InstaDeep Enzyme Classification Challenge
Job Interview
Can you predict the class of an enzyme using only its amino acid sequence?
346 data scientists enrolled, 70 on the leaderboard
BiologyClassificationStructured
17 November 2020—21 February 2021
97 days
7th Place Solution Approach
published 23 Feb 2021, 06:14

Congratulations to the winners and many thanks to Zindi and InstaDeep for hosting this interesting competition.

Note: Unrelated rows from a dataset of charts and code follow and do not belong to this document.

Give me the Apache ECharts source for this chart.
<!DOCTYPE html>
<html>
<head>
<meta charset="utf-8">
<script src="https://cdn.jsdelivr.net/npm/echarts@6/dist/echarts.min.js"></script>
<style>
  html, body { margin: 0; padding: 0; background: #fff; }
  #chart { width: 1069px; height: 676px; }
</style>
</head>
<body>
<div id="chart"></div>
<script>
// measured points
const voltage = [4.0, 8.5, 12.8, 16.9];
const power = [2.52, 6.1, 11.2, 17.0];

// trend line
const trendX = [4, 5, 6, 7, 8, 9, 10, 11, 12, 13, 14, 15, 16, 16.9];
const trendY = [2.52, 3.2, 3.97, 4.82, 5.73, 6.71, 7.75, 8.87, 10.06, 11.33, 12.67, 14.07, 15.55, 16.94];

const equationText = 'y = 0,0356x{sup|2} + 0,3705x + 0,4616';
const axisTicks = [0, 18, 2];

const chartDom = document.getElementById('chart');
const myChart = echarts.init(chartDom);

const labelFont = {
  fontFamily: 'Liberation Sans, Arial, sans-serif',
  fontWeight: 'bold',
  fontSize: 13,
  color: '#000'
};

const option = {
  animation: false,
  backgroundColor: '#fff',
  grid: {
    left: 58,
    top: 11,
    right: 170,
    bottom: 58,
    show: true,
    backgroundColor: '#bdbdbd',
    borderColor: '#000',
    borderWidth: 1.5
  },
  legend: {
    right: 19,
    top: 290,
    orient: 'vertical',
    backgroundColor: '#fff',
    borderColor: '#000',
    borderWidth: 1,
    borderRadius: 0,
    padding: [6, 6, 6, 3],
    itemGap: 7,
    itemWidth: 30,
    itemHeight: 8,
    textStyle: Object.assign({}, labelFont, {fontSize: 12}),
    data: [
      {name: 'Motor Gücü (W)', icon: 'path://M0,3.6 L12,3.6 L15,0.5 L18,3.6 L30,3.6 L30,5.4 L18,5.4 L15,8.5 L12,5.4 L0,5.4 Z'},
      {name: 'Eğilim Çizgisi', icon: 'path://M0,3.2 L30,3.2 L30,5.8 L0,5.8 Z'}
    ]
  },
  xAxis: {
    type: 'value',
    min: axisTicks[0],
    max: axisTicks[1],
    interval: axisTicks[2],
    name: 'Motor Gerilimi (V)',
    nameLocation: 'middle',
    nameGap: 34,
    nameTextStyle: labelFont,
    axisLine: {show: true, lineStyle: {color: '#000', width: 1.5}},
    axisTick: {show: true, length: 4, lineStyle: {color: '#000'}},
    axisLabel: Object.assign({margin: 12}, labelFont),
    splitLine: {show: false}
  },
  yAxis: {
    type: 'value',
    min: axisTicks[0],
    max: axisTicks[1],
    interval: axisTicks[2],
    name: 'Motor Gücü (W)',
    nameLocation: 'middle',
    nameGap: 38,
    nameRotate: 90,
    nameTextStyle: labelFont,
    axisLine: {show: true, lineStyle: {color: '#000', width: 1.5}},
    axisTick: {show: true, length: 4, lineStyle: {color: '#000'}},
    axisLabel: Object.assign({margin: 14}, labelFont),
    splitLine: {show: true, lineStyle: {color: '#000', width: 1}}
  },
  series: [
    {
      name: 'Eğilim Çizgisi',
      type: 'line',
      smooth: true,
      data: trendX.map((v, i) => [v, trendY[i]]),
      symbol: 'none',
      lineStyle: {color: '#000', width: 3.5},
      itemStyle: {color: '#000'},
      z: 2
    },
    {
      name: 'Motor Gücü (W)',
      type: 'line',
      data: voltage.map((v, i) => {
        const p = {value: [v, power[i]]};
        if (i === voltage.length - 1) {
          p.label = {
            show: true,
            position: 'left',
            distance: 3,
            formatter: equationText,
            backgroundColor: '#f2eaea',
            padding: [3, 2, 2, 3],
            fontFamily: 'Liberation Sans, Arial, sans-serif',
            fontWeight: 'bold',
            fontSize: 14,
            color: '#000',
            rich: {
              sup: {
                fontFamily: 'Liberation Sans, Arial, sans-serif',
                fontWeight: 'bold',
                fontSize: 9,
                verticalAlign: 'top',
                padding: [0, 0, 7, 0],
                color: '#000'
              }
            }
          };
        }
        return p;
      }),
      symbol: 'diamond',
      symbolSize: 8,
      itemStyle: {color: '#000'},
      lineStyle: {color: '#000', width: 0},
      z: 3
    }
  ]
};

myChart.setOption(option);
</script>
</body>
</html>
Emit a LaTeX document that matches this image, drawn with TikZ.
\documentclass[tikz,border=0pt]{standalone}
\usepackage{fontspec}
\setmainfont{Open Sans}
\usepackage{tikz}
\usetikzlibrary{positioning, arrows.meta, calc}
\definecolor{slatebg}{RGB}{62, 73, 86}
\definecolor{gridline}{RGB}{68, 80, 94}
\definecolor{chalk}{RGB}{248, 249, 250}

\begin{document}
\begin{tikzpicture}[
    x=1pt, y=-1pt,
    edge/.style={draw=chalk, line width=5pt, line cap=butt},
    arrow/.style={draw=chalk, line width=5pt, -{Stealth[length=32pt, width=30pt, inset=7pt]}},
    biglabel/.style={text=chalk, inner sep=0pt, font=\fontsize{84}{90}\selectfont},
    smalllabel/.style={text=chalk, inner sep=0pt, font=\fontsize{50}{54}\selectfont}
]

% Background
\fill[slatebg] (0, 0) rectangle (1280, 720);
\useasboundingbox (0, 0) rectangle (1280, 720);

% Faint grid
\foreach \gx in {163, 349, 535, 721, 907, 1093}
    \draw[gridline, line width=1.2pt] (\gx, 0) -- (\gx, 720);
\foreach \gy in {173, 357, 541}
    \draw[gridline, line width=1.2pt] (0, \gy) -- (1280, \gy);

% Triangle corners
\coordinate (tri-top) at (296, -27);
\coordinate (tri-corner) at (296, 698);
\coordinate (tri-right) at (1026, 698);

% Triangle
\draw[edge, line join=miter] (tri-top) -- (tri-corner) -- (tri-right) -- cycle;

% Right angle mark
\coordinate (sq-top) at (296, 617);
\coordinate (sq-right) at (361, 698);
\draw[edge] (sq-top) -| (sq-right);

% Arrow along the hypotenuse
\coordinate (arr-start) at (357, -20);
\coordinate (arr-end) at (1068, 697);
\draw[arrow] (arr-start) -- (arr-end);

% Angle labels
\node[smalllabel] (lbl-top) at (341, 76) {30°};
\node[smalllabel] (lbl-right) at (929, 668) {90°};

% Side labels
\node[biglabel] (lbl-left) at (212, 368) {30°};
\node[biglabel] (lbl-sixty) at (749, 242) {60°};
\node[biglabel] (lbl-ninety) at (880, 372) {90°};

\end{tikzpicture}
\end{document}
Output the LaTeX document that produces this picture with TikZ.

My solution is a transformer model with no ensembling or fold averaging. The code is written in Pytorch.

Approach

  • Fine tune a pre-trained prot_bert_bfd model from the Hugging Face library (prot_bert_bfd was trained on amino acid sequences).
  • Map rare amino acids (U, Z, O, B) to X. This is how the data was pre-processed when prot_bert_bfd was trained.
  • Use a max sequence length of 256.
  • Use 11000 samples per class and train for 2 epochs.
  • Use dropout and weight decay to regularize the model.
  • Set aside creature4 and creature5 data for validation.

I trained the model in Kaggle notebooks (1 x P100 GPU). Training time was approx. 8.3 hours per epoch. Inference time was approx. 2.2 hours. I used 11000 samples per class and a max length of 256 in order to stay within the 9 hour GPU runtime limit.